Een vrouw veegt tranen uit haar gezicht als De Groot citeert uit een lied dat hij samen met een
vriend schreef 'voor mijn eigen dodenherdenking'. "De dodenherdenking van mijn moeder, 22 juni
1945. Nederlands-Indië, m'n moeder, Ik mis ze soms, maar ik weet er weinig van". Boudewijn de
Groot omschrijft het als een lied van een kind zonder moeder voor een moeder zonder kind. "Een
facet van de oorlog samengevat in één zin. En wellicht dat ik ooit, oud en verteerd, op het
laatste momen nog als een kind zal roepen: 'Ik wil mijn moeder terug!'" Instemmend geknik vanonder
de volle zon op het grasveld bij het monument.
Winnie Sorgdrager
Tweeduizend stoelen zijn er neergezet, vijfhonderd meer dan vorig jaar, en allemaal zijn ze bezet.
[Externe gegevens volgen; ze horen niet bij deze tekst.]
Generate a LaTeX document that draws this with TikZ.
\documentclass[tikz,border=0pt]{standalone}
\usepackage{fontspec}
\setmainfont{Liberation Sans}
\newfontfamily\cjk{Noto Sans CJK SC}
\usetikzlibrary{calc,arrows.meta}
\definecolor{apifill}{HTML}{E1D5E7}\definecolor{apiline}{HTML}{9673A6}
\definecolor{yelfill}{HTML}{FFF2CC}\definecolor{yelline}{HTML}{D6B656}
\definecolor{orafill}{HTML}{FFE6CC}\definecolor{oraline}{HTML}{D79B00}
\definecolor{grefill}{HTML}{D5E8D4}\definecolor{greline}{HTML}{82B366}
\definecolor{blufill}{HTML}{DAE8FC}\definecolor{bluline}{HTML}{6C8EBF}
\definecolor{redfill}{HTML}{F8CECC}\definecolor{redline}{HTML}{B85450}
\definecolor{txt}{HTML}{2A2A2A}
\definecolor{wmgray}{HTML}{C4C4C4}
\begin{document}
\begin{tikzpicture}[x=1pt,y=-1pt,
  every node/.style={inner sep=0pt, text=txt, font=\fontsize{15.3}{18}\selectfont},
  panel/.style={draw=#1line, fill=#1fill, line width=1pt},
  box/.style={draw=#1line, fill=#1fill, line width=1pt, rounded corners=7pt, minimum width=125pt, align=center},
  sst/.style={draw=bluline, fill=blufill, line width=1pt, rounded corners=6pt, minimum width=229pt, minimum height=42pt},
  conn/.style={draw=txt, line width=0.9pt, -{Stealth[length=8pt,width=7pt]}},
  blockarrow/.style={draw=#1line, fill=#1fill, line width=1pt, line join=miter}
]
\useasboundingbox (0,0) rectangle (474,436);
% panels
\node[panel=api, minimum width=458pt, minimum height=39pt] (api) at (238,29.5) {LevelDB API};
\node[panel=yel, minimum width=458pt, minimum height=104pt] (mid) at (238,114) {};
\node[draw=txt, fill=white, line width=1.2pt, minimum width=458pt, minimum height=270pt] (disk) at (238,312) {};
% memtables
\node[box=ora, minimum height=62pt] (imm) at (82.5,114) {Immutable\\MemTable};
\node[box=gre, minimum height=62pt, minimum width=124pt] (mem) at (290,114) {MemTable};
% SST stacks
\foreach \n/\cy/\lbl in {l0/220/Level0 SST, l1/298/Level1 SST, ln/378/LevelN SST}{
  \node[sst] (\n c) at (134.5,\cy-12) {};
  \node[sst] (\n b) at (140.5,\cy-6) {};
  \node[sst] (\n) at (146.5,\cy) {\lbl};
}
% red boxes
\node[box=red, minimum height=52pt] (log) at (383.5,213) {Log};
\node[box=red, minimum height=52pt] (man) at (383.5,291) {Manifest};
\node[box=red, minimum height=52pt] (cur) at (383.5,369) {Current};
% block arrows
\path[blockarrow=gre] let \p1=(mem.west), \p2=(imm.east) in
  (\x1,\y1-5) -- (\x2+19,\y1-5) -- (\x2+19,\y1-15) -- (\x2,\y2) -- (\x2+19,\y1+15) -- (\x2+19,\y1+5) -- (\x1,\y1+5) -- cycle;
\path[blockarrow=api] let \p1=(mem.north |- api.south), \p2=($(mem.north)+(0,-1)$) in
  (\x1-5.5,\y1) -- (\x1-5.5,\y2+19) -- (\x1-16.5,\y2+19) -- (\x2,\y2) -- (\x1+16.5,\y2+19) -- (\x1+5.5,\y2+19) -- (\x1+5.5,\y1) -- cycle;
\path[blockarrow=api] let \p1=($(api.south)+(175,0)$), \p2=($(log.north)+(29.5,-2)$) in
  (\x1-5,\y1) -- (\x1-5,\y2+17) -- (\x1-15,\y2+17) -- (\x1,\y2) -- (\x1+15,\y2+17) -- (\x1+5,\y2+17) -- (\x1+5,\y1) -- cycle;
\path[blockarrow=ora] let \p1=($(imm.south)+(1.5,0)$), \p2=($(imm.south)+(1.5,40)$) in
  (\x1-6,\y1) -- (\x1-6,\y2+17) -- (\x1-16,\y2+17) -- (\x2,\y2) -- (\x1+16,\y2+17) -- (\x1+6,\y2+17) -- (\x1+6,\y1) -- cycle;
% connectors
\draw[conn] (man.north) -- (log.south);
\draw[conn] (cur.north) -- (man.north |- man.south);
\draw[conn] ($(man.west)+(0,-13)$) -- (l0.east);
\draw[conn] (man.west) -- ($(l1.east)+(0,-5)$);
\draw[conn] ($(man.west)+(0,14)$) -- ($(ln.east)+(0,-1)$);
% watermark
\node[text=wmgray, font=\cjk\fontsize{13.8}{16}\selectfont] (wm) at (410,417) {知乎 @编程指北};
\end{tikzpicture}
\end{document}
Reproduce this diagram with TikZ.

Naast de stoelen vele honderden mensen die de ceremoniële kranslegging volgen. Tijdens de
bijeenkomst in het Nederlands Congres Centrum, traditiegetrouw vóór de kranslegging, heeft
oud-minister van justitie Winnie Sorgdrager – haar vader werd door de Japanners gedwongen aan de
Birmaspoorlijn te werken en haar moeder heeft in een kamp gezeten – in een toespraak een beeld
gegeven van die tijd. "Ik ben er dankbaar voor dat ik heb kunnen studeren. Ik weet dat er veel
vrouwen zijn, zoals mijn moeder, die eigenlijk geen jongemeisjestijd hebben gehad. Met 14 jaar in
het kamp, op je 18de eruit, met 19 getrouwd en nog voor je 21ste een kind. Een man die moet
studeren, maar heel veel ziek is, als gevolg van de oorlogstijd".
Sorgdrager vertelt over haar beide zonen die in Japan het museum in Hiroshima bezochten dat is
gewijd aan de atoombom. Ze misten er de context, waarin de bom is gevallen. "Geen melding van
Pearl Harbour, niets over Indië. Het is jammer dat op deze manier Japanse jongeren onvoldoende
worden geconfronteerd met hun eigen geschiedenis. Dat die gecompliceerd is, moet daarvoor geen
beletsel zijn. Ook onze geschiedenis is dat. In Nederland waar we ook nog steeds bezig zijn met
de verschillende aspecten van onze verhouding tot Duitsland en de Duitsers. In Indonesië, waar
onze vrijheid werd afgenomen door de Japanners, maar waar we zelf ook de rol van koloniale
mogendheid vervulden. Waar we – terecht – onszelf nu kritisch bekijken en ons afvragen of we toen
met het begrip 'menselijke waardigheid' zo zijn omgegaan als we nu van anderen vragen daarmee om
te gaan. Een zoektocht, die niet moet eindigen in een schuldcomplex, maar in een volwassen manier
om met andere culturen om te gaan". Na de voordracht door Gilius Grutterink, leerling van het VCL,
het Indisch Onze Vader, het luiden van de Indische Klok, één minuut stilte, het hijsen van de
vlag en het Wilhelmus, wordt een groot aantal kransen gelegd, waaronder die door betrokkenen en
premier Balkenende en staatssecretaris Ross namens de regering. Het reclamevliegtuigje met een
spandoek van http://www.svjappenkamp.nl/ – van de
Stichting Vervolgingsslachtoffers – is dan al uit het zicht verdwenen.